== REQUIREMENTS ==
Make a tally of the lines in the records that include the string "with", and give only that number.

____ STORED RECORDS

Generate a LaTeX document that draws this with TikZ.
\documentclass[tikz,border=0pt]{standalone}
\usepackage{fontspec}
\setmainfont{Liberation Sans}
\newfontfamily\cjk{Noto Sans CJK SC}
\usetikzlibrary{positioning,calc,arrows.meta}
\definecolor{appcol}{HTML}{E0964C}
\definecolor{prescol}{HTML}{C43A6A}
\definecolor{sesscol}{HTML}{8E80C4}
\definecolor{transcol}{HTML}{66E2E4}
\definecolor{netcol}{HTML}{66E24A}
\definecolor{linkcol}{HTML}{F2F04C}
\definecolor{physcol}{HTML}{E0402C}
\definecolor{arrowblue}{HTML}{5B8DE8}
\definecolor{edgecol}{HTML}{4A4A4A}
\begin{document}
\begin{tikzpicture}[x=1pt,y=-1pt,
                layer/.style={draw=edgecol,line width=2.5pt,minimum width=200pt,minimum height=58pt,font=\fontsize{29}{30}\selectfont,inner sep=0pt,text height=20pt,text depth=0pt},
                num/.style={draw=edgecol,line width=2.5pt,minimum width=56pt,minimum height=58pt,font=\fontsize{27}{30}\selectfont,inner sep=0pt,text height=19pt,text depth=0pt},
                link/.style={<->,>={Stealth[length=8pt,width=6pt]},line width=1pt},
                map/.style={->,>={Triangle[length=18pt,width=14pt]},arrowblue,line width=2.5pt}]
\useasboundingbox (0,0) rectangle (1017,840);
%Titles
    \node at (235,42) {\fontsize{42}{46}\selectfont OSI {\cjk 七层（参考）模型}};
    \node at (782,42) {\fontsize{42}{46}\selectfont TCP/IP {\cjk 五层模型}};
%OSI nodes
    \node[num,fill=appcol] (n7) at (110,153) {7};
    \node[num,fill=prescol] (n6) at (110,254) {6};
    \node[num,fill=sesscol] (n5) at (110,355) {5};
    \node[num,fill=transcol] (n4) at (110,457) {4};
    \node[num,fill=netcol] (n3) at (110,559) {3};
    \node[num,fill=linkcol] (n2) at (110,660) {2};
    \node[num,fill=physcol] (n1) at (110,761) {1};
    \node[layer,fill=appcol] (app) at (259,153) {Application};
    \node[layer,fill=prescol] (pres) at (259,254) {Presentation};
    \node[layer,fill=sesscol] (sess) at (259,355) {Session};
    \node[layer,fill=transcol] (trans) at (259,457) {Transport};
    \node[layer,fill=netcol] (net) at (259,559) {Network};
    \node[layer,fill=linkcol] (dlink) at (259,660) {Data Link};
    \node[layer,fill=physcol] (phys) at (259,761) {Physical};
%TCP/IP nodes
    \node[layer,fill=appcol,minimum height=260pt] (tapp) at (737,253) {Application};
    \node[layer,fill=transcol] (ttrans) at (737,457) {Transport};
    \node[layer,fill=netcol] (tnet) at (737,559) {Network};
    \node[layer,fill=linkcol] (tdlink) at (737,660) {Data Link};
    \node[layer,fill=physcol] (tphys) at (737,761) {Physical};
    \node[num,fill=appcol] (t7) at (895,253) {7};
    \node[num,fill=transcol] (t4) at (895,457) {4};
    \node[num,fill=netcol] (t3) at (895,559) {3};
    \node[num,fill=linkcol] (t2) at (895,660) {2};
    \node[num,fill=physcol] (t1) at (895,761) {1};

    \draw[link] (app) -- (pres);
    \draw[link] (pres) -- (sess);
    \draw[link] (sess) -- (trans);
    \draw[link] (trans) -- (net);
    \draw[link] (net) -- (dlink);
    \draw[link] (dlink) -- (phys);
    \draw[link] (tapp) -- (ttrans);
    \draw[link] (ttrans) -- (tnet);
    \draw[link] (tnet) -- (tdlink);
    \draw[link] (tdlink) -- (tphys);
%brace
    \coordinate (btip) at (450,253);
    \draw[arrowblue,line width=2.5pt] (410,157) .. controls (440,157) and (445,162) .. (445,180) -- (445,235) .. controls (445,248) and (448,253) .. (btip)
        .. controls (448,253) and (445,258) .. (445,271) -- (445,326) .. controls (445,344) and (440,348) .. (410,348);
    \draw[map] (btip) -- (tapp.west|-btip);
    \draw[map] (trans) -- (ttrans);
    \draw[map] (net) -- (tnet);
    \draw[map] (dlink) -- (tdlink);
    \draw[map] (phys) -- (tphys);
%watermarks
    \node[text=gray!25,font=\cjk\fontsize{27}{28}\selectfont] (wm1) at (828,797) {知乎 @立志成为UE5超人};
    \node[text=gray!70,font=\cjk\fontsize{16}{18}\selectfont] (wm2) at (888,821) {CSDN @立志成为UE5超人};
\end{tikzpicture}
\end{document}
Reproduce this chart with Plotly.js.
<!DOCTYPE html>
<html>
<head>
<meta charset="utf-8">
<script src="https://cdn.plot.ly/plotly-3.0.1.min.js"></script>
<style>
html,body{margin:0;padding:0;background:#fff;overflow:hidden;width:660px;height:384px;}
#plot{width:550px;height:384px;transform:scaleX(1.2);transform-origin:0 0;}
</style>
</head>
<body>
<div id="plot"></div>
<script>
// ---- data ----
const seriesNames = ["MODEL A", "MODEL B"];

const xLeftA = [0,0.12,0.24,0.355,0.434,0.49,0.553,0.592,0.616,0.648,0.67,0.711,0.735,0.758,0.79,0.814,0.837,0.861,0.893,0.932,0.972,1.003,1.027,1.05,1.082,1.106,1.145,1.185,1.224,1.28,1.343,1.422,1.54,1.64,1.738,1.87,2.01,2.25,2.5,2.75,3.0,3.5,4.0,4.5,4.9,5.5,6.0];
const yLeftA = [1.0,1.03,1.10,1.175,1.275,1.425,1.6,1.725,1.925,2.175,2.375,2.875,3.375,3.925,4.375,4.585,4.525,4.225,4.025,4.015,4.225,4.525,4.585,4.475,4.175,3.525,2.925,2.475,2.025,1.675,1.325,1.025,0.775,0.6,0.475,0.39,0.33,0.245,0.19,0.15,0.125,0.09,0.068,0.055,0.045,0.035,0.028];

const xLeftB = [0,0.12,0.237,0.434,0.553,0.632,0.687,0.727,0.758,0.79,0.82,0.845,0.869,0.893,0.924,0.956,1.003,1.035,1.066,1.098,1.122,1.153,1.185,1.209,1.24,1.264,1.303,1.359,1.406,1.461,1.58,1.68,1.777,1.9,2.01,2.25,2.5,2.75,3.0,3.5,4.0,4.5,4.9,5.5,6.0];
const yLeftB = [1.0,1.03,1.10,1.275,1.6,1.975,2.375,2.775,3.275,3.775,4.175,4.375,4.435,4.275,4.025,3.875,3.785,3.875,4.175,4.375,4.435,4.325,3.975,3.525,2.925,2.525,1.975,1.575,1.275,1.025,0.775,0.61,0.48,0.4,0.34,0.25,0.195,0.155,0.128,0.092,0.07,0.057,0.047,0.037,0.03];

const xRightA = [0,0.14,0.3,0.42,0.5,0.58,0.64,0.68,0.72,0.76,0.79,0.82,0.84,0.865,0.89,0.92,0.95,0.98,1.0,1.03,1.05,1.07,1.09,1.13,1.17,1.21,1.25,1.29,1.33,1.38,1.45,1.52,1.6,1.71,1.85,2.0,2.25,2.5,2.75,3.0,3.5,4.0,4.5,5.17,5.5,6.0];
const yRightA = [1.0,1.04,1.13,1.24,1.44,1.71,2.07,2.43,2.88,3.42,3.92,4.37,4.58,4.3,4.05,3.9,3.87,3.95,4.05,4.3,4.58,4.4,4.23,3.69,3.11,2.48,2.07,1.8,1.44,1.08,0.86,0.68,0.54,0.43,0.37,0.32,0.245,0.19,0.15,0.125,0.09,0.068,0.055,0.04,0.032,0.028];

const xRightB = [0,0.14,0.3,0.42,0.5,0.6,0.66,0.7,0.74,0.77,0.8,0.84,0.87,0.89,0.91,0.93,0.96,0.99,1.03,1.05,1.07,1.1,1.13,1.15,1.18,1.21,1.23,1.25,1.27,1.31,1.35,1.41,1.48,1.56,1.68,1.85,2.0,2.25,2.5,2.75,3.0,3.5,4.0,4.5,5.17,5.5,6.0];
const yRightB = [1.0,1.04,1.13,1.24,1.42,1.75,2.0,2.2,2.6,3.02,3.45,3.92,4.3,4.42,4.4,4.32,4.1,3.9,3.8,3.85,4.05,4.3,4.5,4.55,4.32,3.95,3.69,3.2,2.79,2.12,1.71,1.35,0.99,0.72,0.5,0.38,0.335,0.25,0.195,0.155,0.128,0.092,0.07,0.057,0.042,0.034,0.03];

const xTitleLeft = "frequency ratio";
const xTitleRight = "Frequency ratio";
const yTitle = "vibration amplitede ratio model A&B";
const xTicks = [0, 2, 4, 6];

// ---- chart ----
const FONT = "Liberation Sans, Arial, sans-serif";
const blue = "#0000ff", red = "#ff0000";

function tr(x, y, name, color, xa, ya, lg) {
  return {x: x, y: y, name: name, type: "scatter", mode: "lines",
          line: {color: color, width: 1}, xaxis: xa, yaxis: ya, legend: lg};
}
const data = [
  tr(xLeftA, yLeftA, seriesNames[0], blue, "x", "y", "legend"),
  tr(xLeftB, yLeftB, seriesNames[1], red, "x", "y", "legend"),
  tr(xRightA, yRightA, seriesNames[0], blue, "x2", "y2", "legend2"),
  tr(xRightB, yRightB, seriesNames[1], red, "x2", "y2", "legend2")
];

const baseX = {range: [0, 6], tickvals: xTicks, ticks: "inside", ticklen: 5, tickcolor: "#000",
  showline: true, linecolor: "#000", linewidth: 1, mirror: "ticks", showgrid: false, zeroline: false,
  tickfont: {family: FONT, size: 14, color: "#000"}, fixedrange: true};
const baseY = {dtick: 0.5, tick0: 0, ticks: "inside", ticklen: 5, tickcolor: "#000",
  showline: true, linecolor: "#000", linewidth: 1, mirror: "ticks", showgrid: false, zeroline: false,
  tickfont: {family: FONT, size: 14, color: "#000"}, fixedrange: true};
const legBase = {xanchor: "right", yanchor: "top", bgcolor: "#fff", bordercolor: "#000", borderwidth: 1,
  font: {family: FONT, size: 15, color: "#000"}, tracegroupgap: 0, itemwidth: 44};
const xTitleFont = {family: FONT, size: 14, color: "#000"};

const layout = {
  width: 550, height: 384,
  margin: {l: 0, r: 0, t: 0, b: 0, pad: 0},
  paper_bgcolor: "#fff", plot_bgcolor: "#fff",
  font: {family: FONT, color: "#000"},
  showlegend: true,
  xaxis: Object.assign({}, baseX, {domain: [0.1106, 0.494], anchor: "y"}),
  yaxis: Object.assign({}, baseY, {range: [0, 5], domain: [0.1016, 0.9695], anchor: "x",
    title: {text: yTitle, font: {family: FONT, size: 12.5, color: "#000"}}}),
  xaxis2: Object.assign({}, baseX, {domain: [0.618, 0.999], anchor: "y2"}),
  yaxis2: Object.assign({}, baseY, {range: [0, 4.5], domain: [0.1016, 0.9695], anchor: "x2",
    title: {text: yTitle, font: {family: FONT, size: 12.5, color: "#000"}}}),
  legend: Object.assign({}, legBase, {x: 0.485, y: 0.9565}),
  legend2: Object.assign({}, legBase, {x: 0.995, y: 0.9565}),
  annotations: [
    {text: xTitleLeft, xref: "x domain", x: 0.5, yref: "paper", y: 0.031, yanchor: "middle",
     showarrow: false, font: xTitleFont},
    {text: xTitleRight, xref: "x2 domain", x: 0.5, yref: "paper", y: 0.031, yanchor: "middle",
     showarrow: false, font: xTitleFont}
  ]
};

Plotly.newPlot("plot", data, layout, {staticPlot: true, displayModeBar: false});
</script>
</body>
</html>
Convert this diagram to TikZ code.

________

== FULL OUTPUT ==
2